While Kerry may have removed his mask, he did not abandon the fiction which he, his friends in the media, Sarah Brady and the Violence Policy Center (VPC) had perpetrated on the American public.

The whole “assault weapon” strategy was formulated by Josh Sugarmann of the VPC in 1988, before the 1989 Stockton, CA, schoolyard massacre. It was fueled by evidence that the media either didn’t know or didn’t want the public to know the difference between true assault weapons regulated under the National Firearms Act and look-alikes that functioned no differently than rifles and shotguns in common use for over 100 years. Before Sugarman, Newsweek and other publications as well as television networks were playing bait and switch. They showed full automatics while talking about semi-automatics.

Sugarmann’s 1988 strategy paper summarized the issue for gun banners who were tired of making little headway on banning handguns.

“The weapons’ menacing looks, coupled with the public’s confusion over fully automatic machineguns versus semi-automatic assault weapons—anything that looks like a machinegun is assumed to be a machinegun—can only increase the chance of public support for restrictions on these weapons,” Sugarmann wrote.

And that’s at the core of the current polling showing a majority of the public still in favor of re-authorizing the ban.

This support is further fueled by a continuous barrage of anti-gun lies. Their statements, ads and billboards threaten the public with a new and dangerous deluge of Uzis, AK-47s and Mac-10s, not only on the streets of America but in its schools.
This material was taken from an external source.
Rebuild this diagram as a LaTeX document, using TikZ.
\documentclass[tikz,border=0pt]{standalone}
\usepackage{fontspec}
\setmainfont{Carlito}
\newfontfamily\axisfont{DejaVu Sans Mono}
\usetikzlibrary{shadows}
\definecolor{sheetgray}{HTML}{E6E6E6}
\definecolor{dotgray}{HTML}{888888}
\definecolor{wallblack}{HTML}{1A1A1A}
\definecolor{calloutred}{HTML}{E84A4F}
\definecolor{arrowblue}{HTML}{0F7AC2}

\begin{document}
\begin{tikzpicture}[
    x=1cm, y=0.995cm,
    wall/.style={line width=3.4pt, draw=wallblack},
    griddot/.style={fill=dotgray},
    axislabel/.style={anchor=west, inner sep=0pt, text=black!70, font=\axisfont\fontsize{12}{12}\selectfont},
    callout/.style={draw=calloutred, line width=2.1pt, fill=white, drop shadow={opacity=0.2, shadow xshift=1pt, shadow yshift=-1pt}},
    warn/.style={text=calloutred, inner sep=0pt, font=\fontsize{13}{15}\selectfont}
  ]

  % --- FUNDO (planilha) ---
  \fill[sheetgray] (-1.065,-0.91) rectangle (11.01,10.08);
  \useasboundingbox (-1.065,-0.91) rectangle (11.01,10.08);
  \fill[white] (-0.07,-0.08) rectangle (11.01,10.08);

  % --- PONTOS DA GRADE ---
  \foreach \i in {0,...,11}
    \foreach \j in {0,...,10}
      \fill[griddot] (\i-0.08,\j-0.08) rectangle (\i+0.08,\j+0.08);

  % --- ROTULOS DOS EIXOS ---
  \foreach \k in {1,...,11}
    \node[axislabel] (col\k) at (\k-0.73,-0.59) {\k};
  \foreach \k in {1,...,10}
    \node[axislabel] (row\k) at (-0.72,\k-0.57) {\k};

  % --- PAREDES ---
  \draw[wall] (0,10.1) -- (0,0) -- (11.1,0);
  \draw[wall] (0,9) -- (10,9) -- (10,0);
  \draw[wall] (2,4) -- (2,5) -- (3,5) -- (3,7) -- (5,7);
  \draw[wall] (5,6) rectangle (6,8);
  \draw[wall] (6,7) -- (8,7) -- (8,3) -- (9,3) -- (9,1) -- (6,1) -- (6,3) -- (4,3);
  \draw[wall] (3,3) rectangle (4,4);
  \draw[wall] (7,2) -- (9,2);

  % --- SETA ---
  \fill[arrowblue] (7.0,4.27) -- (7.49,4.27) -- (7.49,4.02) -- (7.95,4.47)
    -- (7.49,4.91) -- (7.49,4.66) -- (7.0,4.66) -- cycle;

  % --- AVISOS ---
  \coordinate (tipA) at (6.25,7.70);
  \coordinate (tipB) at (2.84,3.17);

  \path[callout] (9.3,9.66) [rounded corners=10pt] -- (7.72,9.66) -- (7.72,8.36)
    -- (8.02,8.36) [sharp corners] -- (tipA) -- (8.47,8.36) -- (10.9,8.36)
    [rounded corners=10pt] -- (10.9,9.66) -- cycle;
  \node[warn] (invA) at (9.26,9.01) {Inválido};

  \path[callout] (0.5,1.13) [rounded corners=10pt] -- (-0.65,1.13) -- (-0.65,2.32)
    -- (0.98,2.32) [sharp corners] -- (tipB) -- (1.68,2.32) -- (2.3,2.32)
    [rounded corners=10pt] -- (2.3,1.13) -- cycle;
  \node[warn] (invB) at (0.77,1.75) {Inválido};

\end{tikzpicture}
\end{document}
Ceasefire Maryland said, “Assault weapons set to flood US market.”

Balderdash
That’s nonsense. The ban never took a single gun off the streets. The guns that were in private possession or on dealer shelves never were abandoned. The over 10-round magazines that had been made before the ban were still in the marketplace—although the prices were higher.
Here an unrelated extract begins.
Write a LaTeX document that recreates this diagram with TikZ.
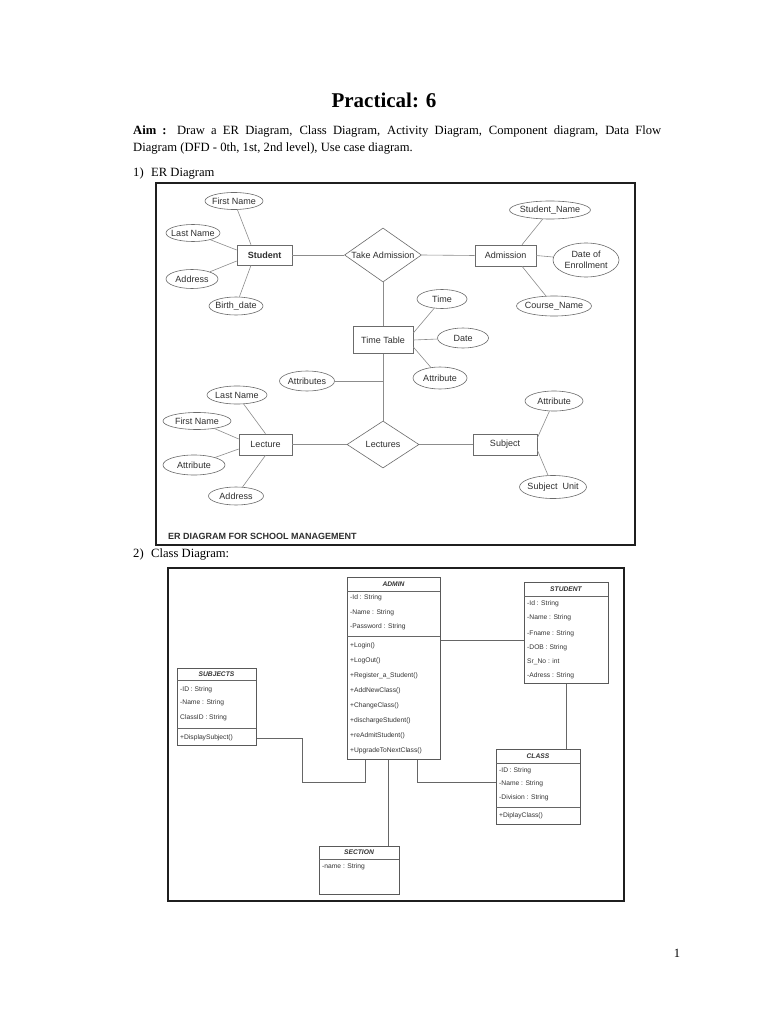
\documentclass[tikz,border=0pt]{standalone}
\usepackage{fontspec}
\setmainfont{Liberation Serif}
\newfontfamily\arial{Liberation Sans}
\usetikzlibrary{shapes.geometric,calc}
\definecolor{erline}{gray}{0.55}
\definecolor{erbox}{gray}{0.42}
\definecolor{ertext}{gray}{0.18}
\definecolor{framec}{gray}{0.12}
\definecolor{cdbox}{gray}{0.35}
\definecolor{cdline}{gray}{0.4}
\definecolor{ctext}{gray}{0.2}
\begin{document}
\begin{tikzpicture}[x=1pt,y=-1pt,
  ertxt/.style={font=\arial\fontsize{9}{10.8}\selectfont,text=ertext,inner sep=0pt},
  attr/.style={ellipse,draw=erbox,line width=0.6pt,inner sep=0pt},
  ent/.style={rectangle,draw=erbox,line width=0.6pt,inner sep=0pt,ertxt},
  rel/.style={diamond,draw=erbox,line width=0.6pt,inner sep=0pt},
  erl/.style={draw=erline,line width=0.6pt},
  cbox/.style={rectangle,draw=cdbox,line width=0.7pt,anchor=north west,inner sep=0pt},
  ctxt/.style={anchor=west,inner sep=0pt,font=\arial\fontsize{6.7}{8}\selectfont,text=ctext},
  chead/.style={anchor=center,inner sep=0pt,font=\arial\bfseries\itshape\fontsize{6.7}{8}\selectfont,text=ctext},
  cl/.style={draw=cdline,line width=0.7pt},
  body/.style={anchor=base west,inner sep=0pt,font=\fontsize{12.6}{15}\selectfont},
  frm/.style={draw=framec,line width=1.1pt}
]
\useasboundingbox (0,0) rectangle (768,1024);
\fill[white] (0,0) rectangle (768,1024);

% ---------- page text ----------
\node[inner sep=0pt,font=\bfseries\fontsize{21}{25}\selectfont] (title) at (384,100) {Practical: 6};
\node[body] (aim) at (133,135) {\makebox[528pt][s]{\textbf{Aim :} Draw a ER Diagram, Class Diagram, Activity Diagram, Component diagram, Data Flow}};
\node[body] (aim2) at (133,152) {Diagram (DFD - 0th, 1st, 2nd level), Use case diagram.};
\node[body] (n1) at (133,177) {1)};
\node[body] (h1) at (151,177) {ER Diagram};
\node[body] (n2) at (133,557) {2)};
\node[body] (h2) at (151,557) {Class Diagram:};
\node[inner sep=0pt,font=\fontsize{12.6}{15}\selectfont] (pg) at (677,953) {1};

% ---------- ER diagram ----------
\draw[frm] (156,183) rectangle (635,545);
\node[anchor=west,inner sep=0pt,font=\arial\bfseries\fontsize{9}{11}\selectfont,text=ertext] (ercap) at (168,536) {ER DIAGRAM FOR SCHOOL MANAGEMENT};

\node[ent,minimum width=55pt,minimum height=20pt,font=\arial\bfseries\fontsize{9}{10.8}\selectfont] (student) at (264.5,255) {Student};
\node[attr,minimum width=58pt,minimum height=17pt,label={[ertxt]center:First Name}] (fn1) at (234,201) {};
\node[attr,minimum width=54pt,minimum height=17pt,label={[ertxt]center:Last Name}] (ln1) at (193,233) {};
\node[attr,minimum width=52pt,minimum height=19pt,label={[ertxt]center:Address}] (addr1) at (192,279) {};
\node[attr,minimum width=54pt,minimum height=18pt,label={[ertxt]center:Birth\_date}] (bd) at (236,306) {};

\node[rel,minimum width=77pt,minimum height=54pt,label={[ertxt]center:Take Admission}] (takeadm) at (383,255) {};

\node[ent,minimum width=61pt,minimum height=21pt] (admission) at (505.5,255.5) {Admission};
\node[attr,minimum width=81pt,minimum height=18pt,label={[ertxt]center:Student\_Name}] (sname) at (550,210) {};
\node[attr,minimum width=66pt,minimum height=34pt,label={[ertxt,align=center]center:Date of\\Enrollment}] (doe) at (586,260) {};
\node[attr,minimum width=75pt,minimum height=20pt,label={[ertxt]center:Course\_Name}] (cname) at (554,306) {};

\node[ent,minimum width=60pt,minimum height=27pt] (timetable) at (383,340) {Time Table};
\node[attr,minimum width=50pt,minimum height=19pt,label={[ertxt]center:Time}] (time) at (442,299) {};
\node[attr,minimum width=51pt,minimum height=20pt,label={[ertxt]center:Date}] (date) at (463,338) {};
\node[attr,minimum width=54pt,minimum height=22pt,label={[ertxt]center:Attribute}] (attr2) at (440,378) {};
\node[attr,minimum width=55pt,minimum height=20pt,label={[ertxt]center:Attributes}] (attrs) at (307,381) {};

\node[rel,minimum width=72pt,minimum height=47pt,label={[ertxt]center:Lectures}] (lectures) at (383,444.5) {};

\node[ent,minimum width=53pt,minimum height=21pt] (lecture) at (265.5,444.5) {Lecture};
\node[attr,minimum width=60pt,minimum height=18pt,label={[ertxt]center:Last Name}] (ln2) at (237,395) {};
\node[attr,minimum width=68pt,minimum height=17pt,label={[ertxt]center:First Name}] (fn2) at (197,421) {};
\node[attr,minimum width=62pt,minimum height=20pt,label={[ertxt]center:Attribute}] (attr3) at (194,465) {};
\node[attr,minimum width=55pt,minimum height=18pt,label={[ertxt]center:Address}] (addr2) at (236,496) {};

\node[ent,minimum width=64pt,minimum height=21pt] (subject) at (505,444.5) {Subject};
\node[attr,minimum width=58pt,minimum height=20pt,label={[ertxt]center:Attribute}] (attr4) at (554,401) {};
\node[attr,minimum width=67pt,minimum height=23pt,label={[ertxt]center:Subject~~Unit}] (sunit) at (553,487) {};

% ER connectors
\draw[erl] (fn1) -- ([xshift=-13.5pt]student.north);
\draw[erl] (ln1) -- ([yshift=5pt]student.west);
\draw[erl] (addr1) -- ([yshift=-6pt]student.west);
\draw[erl] (bd) -- ([xshift=-13.5pt]student.south);
\draw[erl] (student.east) -- (takeadm.west);
\draw[erl] (takeadm.east) -- (admission.west);
\draw[erl] (sname) -- ([xshift=16.5pt]admission.north);
\draw[erl] (doe) -- (admission.east);
\draw[erl] (cname) -- ([xshift=16.5pt]admission.south);
\draw[erl] (takeadm.south) -- (timetable.north);
\draw[erl] (time) -- ([yshift=7pt]timetable.east);
\draw[erl] (date) -- (timetable.east);
\draw[erl] (attr2) -- ([yshift=-7pt]timetable.east);
\draw[erl] (timetable.south) -- (lectures.north);
\coordinate (tap) at (attrs -| timetable.center);
\draw[erl] (attrs) -- (tap);
\draw[erl] (ln2) -- (lecture.north);
\draw[erl] (fn2) -- ([yshift=5.5pt]lecture.west);
\draw[erl] (attr3) -- ([yshift=-4.5pt]lecture.west);
\draw[erl] (addr2) -- (lecture.south);
\draw[erl] (lecture.east) -- (lectures.west);
\draw[erl] (lectures.east) -- (subject.west);
\draw[erl] (attr4) -- ([yshift=6.5pt]subject.east);
\draw[erl] (sunit) -- ([yshift=-5.5pt]subject.east);

% ---------- Class diagram ----------
\draw[frm] (168,568) rectangle (624,901);

% ADMIN
\node[cbox,minimum width=93pt,minimum height=182pt] (admin) at (347,577) {};
\draw[cl] (347,591) -- (440,591);
\draw[cl] (347,636) -- (440,636);
\node[chead] (adminh) at (393.5,584) {ADMIN};
\node[ctxt] (ad1) at (350,598) {-Id : String};
\node[ctxt] (ad2) at (350,613) {-Name : String};
\node[ctxt] (ad3) at (350,627) {-Password : String};
\node[ctxt] (am1) at (350,646) {+Login()};
\node[ctxt] (am2) at (350,661) {+LogOut()};
\node[ctxt] (am3) at (350,676) {+Register\_a\_Student()};
\node[ctxt] (am4) at (350,691) {+AddNewClass()};
\node[ctxt] (am5) at (350,706) {+ChangeClass()};
\node[ctxt] (am6) at (350,721) {+dischargeStudent()};
\node[ctxt] (am7) at (350,736) {+reAdmitStudent()};
\node[ctxt] (am8) at (350,751) {+UpgradeToNextClass()};

% STUDENT
\node[cbox,minimum width=84pt,minimum height=101pt] (stud) at (524,582) {};
\draw[cl] (524,596) -- (608,596);
\node[chead] (studh) at (566,589) {STUDENT};
\node[ctxt] (s1) at (527,604) {-Id : String};
\node[ctxt] (s2) at (527,618) {-Name : String};
\node[ctxt] (s3) at (527,634) {-Fname : String};
\node[ctxt] (s4) at (527,648) {-DOB : String};
\node[ctxt] (s5) at (527,662) {Sr\_No : int};
\node[ctxt] (s6) at (527,676) {-Adress : String};

% SUBJECTS
\node[cbox,minimum width=79pt,minimum height=77pt] (subj) at (177,668) {};
\draw[cl] (177,680) -- (256,680);
\draw[cl] (177,728) -- (256,728);
\node[chead] (subjh) at (216.5,674) {SUBJECTS};
\node[ctxt] (sb1) at (180,690) {-ID : String};
\node[ctxt] (sb2) at (180,703) {-Name : String};
\node[ctxt] (sb3) at (180,718) {ClassID : String};
\node[ctxt] (sbm) at (180,738) {+DisplaySubject()};

% CLASS
\node[cbox,minimum width=84pt,minimum height=75pt] (cls) at (496,749) {};
\draw[cl] (496,763) -- (580,763);
\draw[cl] (496,807) -- (580,807);
\node[chead] (clsh) at (538,756) {CLASS};
\node[ctxt] (c1) at (499,771) {-ID : String};
\node[ctxt] (c2) at (499,784) {-Name : String};
\node[ctxt] (c3) at (499,798) {-Division : String};
\node[ctxt] (cm) at (499,816) {+DiplayClass()};

% SECTION
\node[cbox,minimum width=80pt,minimum height=48pt] (sec) at (319,846) {};
\draw[cl] (319,859) -- (399,859);
\node[chead] (sech) at (359,852) {SECTION};
\node[ctxt] (se1) at (322,867) {-name : String};

% class connectors
\coordinate (k1) at (302,782);
\coordinate (as1) at ([xshift=-28.5pt]admin.south);
\coordinate (as2) at ([xshift=23.5pt]admin.south);
\coordinate (as3) at ([xshift=-5.5pt]admin.south);
\coordinate (aport) at ([yshift=28pt]admin.east);
\draw[cl] (subj.east |- sbm) -| (k1) -| (as1);
\draw[cl] (aport) -- (aport -| stud.west);
\draw[cl] (stud.south) -- (stud.south |- cls.north);
\draw[cl] (as2) |- (k1 -| cls.west);
\draw[cl] (as3) -- (as3 |- sec.north);
\end{tikzpicture}
\end{document}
Guns that functioned exactly like the banned guns were in continuous manufacture throughout the ban, only some of the cosmetic features that frightened the anti-gunners were removed. But the guns were the same. The magazines were still available.

As the ban expired, USA Today reported that “some gun shops see business jump after ban’s end.” But The Philadelphia Inquirer reported, “No rush on gun shops after assault-weapons ban lapses.”

Among major newspapers, The Union Leader of Manchester, NH, was most on point when it said that an “ineffective, feel-good law expires today.”

When New York state and others were pushing to emulate the 1989 California “assault weapons” ban, New York Post Albany correspondent Fredric Dicker reported that state statistics showed the guns were far from the danger the anti-gunners claimed. He reported then that a New Yorker was six times more likely to be beaten to death than killed by one of the “assault weapons.”

On Sept. 20, Dicker again reported “The truth about assault rifle statistics.

Dicker wrote: “New Yorkers are at least four times as likely to be punched to death than to be killed with an assault-style rifle, unpublished state crime statistics show.

“The eye-opening figures—obtained by The Post from the state Division of Criminal Justice Services—reveal that New Yorkers are also at least twice as likely to be clubbed to death than shot dead by an attacker wielding one of the semi-automatic rifles previously covered by a federal government ban that expired last week.

“The most recent statewide statistics—murder-by-weapon-type figures from 2002—also show that New Yorkers are at least five times as likely to be stabbed to death with a knife than they are to be shot with an assault rifle.

“Of 893 murders committed two years ago, just 22—or slightly over 2%—were carried out using some form of rifle, including assault-rifles, the figures show.”

As Dicker’s numbers show, there never was a need for the ban. It didn’t change anything. And renewing it will accomplish nothing new, even with Kerry’s enhancements.